>>>>
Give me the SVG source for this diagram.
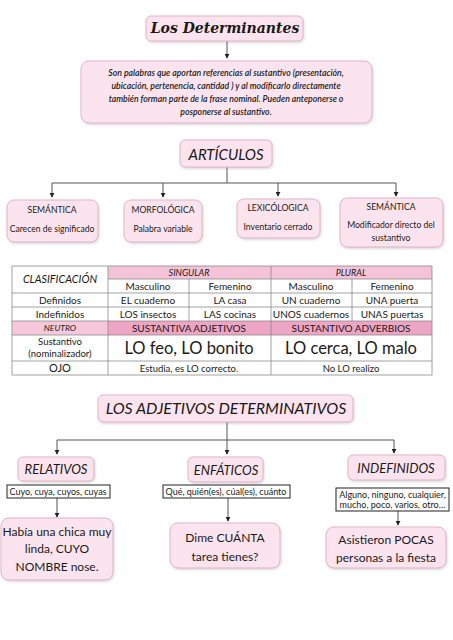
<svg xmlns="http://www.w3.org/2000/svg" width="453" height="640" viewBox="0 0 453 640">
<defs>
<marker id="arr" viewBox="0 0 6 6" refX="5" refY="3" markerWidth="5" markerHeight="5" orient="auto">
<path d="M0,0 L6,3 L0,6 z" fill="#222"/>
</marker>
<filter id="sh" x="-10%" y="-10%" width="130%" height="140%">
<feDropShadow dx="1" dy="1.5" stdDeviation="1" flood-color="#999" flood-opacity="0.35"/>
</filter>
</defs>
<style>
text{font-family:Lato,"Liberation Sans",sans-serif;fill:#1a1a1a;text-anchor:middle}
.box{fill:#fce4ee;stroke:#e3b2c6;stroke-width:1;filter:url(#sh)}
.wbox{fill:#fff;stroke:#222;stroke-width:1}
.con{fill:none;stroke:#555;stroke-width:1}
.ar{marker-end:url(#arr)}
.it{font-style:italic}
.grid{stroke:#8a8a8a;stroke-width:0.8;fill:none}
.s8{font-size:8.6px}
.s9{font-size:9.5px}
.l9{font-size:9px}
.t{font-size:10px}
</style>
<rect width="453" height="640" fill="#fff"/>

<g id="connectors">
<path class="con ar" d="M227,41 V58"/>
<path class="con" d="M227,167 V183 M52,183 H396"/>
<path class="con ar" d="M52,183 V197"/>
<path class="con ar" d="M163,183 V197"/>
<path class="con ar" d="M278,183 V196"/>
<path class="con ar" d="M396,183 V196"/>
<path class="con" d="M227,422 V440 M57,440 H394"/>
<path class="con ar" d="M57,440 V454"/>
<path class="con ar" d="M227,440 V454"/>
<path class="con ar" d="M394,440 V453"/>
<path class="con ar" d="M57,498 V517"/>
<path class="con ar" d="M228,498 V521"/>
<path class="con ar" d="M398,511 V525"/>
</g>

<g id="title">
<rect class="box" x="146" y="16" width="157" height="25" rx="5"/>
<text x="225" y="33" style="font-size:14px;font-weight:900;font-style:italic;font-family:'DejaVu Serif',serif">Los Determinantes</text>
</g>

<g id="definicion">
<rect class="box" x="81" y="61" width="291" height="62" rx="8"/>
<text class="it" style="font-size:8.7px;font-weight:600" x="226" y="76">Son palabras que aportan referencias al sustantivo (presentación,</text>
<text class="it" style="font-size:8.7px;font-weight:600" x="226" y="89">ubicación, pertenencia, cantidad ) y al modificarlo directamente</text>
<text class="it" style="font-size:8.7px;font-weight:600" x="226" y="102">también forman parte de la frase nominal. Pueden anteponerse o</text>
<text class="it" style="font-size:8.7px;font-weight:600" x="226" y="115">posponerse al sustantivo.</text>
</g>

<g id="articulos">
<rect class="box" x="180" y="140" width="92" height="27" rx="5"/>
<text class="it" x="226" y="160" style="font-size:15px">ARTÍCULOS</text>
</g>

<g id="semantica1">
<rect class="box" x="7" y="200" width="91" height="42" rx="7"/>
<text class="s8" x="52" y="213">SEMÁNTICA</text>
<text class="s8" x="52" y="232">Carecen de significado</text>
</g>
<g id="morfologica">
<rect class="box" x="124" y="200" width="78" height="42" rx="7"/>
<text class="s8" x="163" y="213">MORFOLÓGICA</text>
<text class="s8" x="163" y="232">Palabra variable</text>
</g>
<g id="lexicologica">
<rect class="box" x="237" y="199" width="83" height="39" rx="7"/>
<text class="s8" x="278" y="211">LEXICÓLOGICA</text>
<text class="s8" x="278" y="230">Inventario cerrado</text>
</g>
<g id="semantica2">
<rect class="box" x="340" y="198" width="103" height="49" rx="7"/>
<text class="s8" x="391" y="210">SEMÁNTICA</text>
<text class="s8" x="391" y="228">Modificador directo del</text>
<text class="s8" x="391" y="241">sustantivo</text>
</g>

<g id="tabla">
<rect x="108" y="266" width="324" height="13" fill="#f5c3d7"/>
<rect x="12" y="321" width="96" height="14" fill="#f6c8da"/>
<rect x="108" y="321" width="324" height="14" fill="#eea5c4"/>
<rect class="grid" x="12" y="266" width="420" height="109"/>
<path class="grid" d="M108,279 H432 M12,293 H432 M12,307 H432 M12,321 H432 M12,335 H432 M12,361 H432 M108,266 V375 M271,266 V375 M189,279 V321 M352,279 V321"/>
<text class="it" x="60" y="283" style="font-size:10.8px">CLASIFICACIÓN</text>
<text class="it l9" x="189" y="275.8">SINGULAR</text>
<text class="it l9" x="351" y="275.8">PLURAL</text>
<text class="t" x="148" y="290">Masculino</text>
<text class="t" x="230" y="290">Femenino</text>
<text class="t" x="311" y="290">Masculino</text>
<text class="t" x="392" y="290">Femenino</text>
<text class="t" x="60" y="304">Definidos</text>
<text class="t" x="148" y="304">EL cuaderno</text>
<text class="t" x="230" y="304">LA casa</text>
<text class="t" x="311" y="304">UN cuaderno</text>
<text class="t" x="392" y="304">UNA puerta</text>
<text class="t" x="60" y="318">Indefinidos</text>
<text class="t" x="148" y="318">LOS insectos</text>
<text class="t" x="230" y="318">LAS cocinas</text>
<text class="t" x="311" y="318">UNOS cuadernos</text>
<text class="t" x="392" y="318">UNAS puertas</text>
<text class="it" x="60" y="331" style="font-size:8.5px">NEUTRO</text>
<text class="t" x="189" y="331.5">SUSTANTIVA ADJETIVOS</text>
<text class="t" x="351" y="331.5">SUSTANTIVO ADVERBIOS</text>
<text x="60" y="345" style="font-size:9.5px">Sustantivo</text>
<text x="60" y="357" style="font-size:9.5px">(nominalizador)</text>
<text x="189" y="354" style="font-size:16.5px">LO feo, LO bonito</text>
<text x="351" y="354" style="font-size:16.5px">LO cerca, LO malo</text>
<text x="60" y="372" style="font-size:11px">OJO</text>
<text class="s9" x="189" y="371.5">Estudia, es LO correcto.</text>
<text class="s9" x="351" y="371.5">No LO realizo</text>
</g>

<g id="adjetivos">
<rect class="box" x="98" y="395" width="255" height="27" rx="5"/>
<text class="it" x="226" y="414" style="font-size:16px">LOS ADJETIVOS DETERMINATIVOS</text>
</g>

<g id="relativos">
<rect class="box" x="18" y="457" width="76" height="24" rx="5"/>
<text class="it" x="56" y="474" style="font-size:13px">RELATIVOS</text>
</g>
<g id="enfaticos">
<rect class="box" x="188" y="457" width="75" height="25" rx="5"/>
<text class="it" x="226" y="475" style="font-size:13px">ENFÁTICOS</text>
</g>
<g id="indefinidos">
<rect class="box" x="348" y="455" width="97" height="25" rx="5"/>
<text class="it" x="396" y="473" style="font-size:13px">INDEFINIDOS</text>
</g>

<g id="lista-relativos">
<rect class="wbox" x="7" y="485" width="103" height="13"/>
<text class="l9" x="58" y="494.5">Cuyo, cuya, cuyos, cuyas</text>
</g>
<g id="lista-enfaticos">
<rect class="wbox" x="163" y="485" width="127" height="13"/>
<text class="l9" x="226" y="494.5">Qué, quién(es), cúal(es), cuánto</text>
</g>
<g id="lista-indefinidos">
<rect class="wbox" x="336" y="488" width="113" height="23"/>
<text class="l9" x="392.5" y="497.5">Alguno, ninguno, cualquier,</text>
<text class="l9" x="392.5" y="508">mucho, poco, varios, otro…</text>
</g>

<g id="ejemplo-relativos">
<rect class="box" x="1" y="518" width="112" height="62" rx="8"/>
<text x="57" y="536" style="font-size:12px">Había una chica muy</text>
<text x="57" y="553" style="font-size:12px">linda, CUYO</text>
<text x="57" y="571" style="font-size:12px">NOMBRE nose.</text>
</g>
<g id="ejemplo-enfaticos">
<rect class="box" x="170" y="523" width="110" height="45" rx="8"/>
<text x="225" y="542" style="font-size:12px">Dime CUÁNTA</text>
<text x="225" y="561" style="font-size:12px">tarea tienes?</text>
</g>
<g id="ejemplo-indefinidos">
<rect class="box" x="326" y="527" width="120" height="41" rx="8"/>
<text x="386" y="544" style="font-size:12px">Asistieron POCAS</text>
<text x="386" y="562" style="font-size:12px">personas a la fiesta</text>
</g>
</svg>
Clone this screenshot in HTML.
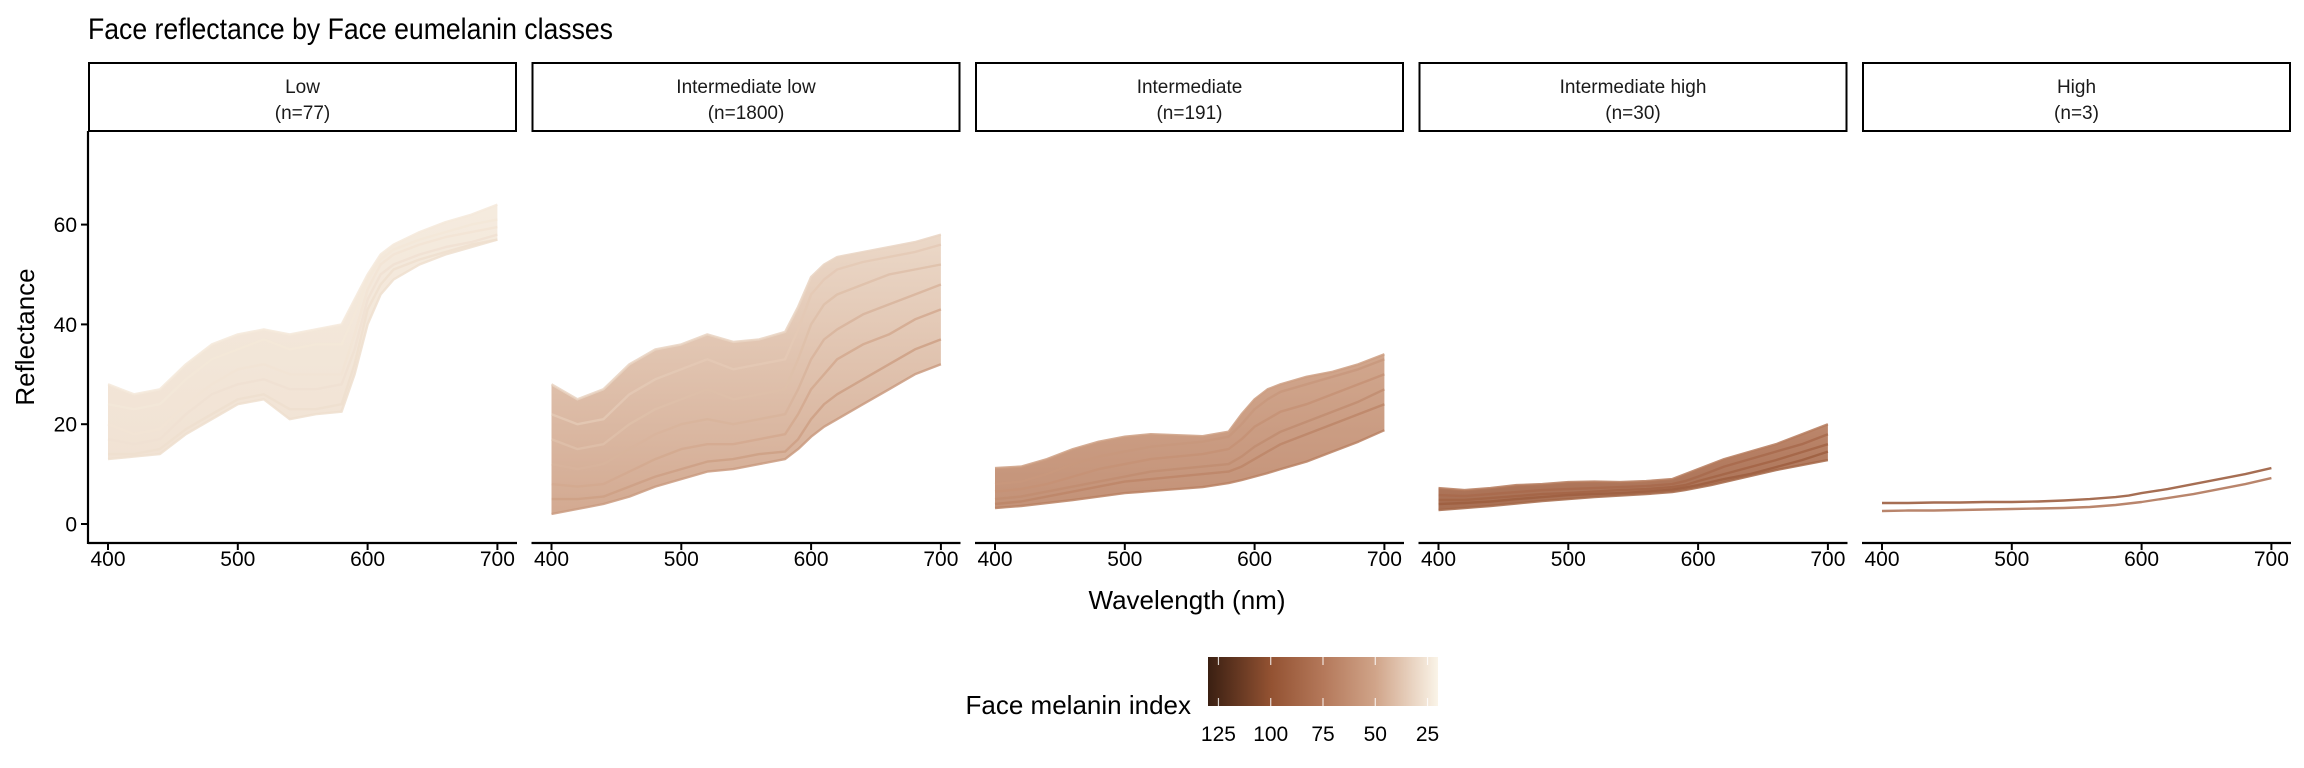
<<<<
Your task: Copy all lines of the material above where the string "this" occurs.

Final result:
Give me the SVG source for this diagram.
Clone this screenshot in HTML.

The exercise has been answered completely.